Fuel

28 Jul 2014

In distance running, my nutrition strategy is simple: "what is the fastest way I can get the maximum number of calories into my system, without stopping what I'm doing".

It used to be the same in life. I resented the time, energy and money consumed by the process of keeping my body functioning. I looked for ways to optimise.

When you live alone (or with a housemate whose schedule rarely intersects yours), the maths is unforgiving. It'll take half an hour to shop for food, an hour to cook it. Fifteen minutes to eat, another fifteen to clean up.

Two hours lost. I don't have two hours. I have things to do.

I wasn't alone in this. The whole point of the Soylent project is to turn those two hours into two minutes.

Without going to that extreme, I struggled to get the time down.

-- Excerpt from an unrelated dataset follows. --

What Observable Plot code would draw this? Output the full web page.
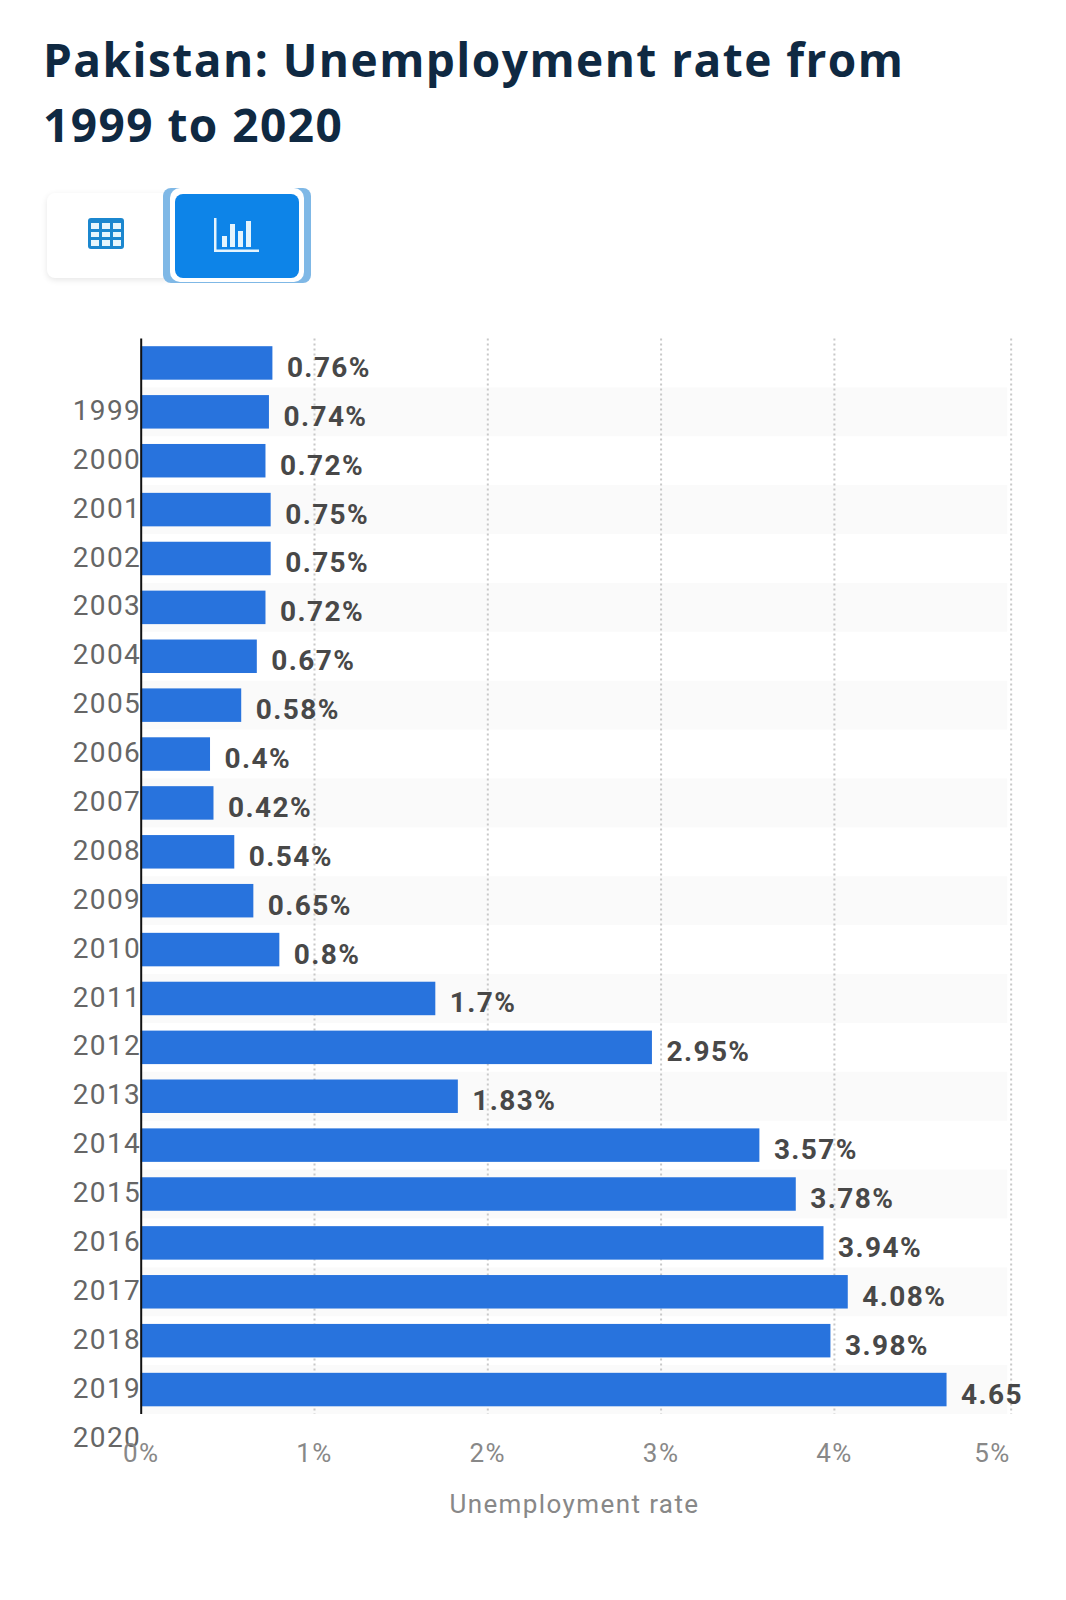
<!DOCTYPE html>
<html><head><meta charset="utf-8">
<script src="https://cdn.jsdelivr.net/npm/d3@7"></script>
<script src="https://cdn.jsdelivr.net/npm/@observablehq/plot@0.6"></script>
<style>
html,body{margin:0;padding:0;background:#fff}
#page{position:relative;width:1066px;height:1600px;overflow:hidden}
#title{position:absolute;left:43px;top:27px;margin:0;font:700 46px/65px "Open Sans",sans-serif;letter-spacing:1.45px;color:#0f2942}
#tbl{position:absolute;left:47px;top:193px;width:125px;height:85px;background:#fff;border-radius:8px;box-shadow:0 2px 6px rgba(0,0,0,.1)}
#ring{position:absolute;left:163px;top:188px;width:148px;height:95px;background:#7fb8e6;border-radius:8px}
#ring2{position:absolute;left:170px;top:188px;width:134px;height:94px;background:#fff;border-radius:10px}
#btn{position:absolute;left:175px;top:194px;width:124px;height:84px;background:#0d84e8;border-radius:8px}
#tbl svg,#btn svg{position:absolute}
#chart{position:absolute;left:0;top:300px}
#chart svg{display:block}
</style></head><body>
<div id="page">
<h1 id="title">Pakistan: Unemployment rate from<br>1999 to 2020</h1>
<div id="tbl"><svg style="left:41px;top:25px" width="36" height="31" viewBox="0 0 36 31"><rect width="36" height="31" rx="3" fill="#1b87cf"/><g fill="#e6f6fd"><rect x="3" y="5" width="8" height="6"/><rect x="14" y="5" width="8" height="6"/><rect x="25" y="5" width="8" height="6"/><rect x="3" y="14" width="8" height="5"/><rect x="14" y="14" width="8" height="5"/><rect x="25" y="14" width="8" height="5"/><rect x="3" y="22" width="8" height="6"/><rect x="14" y="22" width="8" height="6"/><rect x="25" y="22" width="8" height="6"/></g></svg></div>
<div id="ring"></div><div id="ring2"></div>
<div id="btn"><svg style="left:39px;top:24px" width="46" height="36" viewBox="0 0 46 36"><g fill="#e4f4fd"><rect x="0" y="0" width="2.5" height="34"/><rect x="0" y="31.5" width="45" height="2.5"/><rect x="8" y="18" width="5" height="11"/><rect x="16" y="6" width="5" height="23"/><rect x="24" y="13" width="5" height="16"/><rect x="32" y="3" width="5" height="26"/></g></svg></div>
<div id="chart"></div>
</div>
<script>
const years = ["1999","2000","2001","2002","2003","2004","2005","2006","2007","2008","2009","2010","2011","2012","2013","2014","2015","2016","2017","2018","2019","2020"];
const rates = [0.76,0.74,0.72,0.75,0.75,0.72,0.67,0.58,0.4,0.42,0.54,0.65,0.8,1.7,2.95,1.83,3.57,3.78,3.94,4.08,3.98,4.65];
const rateLabels = ["0.76%","0.74%","0.72%","0.75%","0.75%","0.72%","0.67%","0.58%","0.4%","0.42%","0.54%","0.65%","0.8%","1.7%","2.95%","1.83%","3.57%","3.78%","3.94%","4.08%","3.98%","4.65"];
const xTicks = [0,1,2,3,4];
const lastTick = [5];
const gridTicks = [1,2,3,4,5.02];
const rows = years.map((year,i)=>({year,rate:rates[i],label:rateLabels[i]}));
const stripes = years.filter((_,i)=>i%2===1);
const pct = d=>d+"%";

const plot = Plot.plot({
  width:1066,height:1300,
  marginLeft:140.7,marginRight:58.8,marginTop:38.5,marginBottom:186,
  style:{background:"transparent",fontFamily:"Roboto, sans-serif",overflow:"visible",letterSpacing:"1.4px"},
  x:{domain:[0,5]},
  y:{domain:years,paddingInner:0.315,paddingOuter:0.1575,align:0.5,round:false},
  marks:[
    Plot.barX(stripes,{y:d=>d,x1:0,x2:5,fill:"#fafafa",insetTop:-7.7,insetBottom:-7.7}),
    Plot.ruleX(gridTicks,{stroke:"#c8c8c8",strokeWidth:2,strokeDasharray:"2 3"}),
    Plot.barX(rows,{y:"year",x:"rate",fill:"#2873dd"}),
    Plot.ruleX([0],{stroke:"#111",strokeWidth:2}),
    Plot.text(rows,{y:"year",x:"rate",text:"label",textAnchor:"start",dx:14,dy:4.5,fontSize:28,fontWeight:700,fill:"#484848",stroke:"none"}),
    Plot.axisY({domain:years,tickSize:0,tickPadding:0,dy:47.5,fontSize:28,color:"#666",label:null,tickFormat:d=>d}),
    Plot.axisX(xTicks,{tickSize:0,tickPadding:0,dy:29,fontSize:26,color:"#888",tickFormat:pct,label:"Unemployment rate",labelAnchor:"center",labelOffset:98,labelArrow:"none"}),
    Plot.axisX(lastTick,{tickSize:0,tickPadding:0,dy:29,dx:3,fontSize:26,color:"#888",tickFormat:pct,textAnchor:"end",label:null})
  ]
});
document.getElementById("chart").appendChild(plot);
</script>
</body></html>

My need for precision means that I'm a reliable cook but not a fast one. It didn't work.

So 30 Kitchens is an experiment in the opposite direction. What if, instead of trying to reduce the two hours to zero, I doubled it? What would that look like?

It turns out that it looks like this.

I could save time refuelling, and use that time to do something I enjoy. But why not just cut out the middleman? While it's just about possible to zero-out food as an experience, reducing both cost and benefit to zero, there aren't actually that many things that we're hardwired to enjoy. Remove food, and you're left with just music, sex, and running, along with a couple of more esoteric ones. Why make this harder?

So for now, food isn't the means to an end. It is the end. Or at least one of them.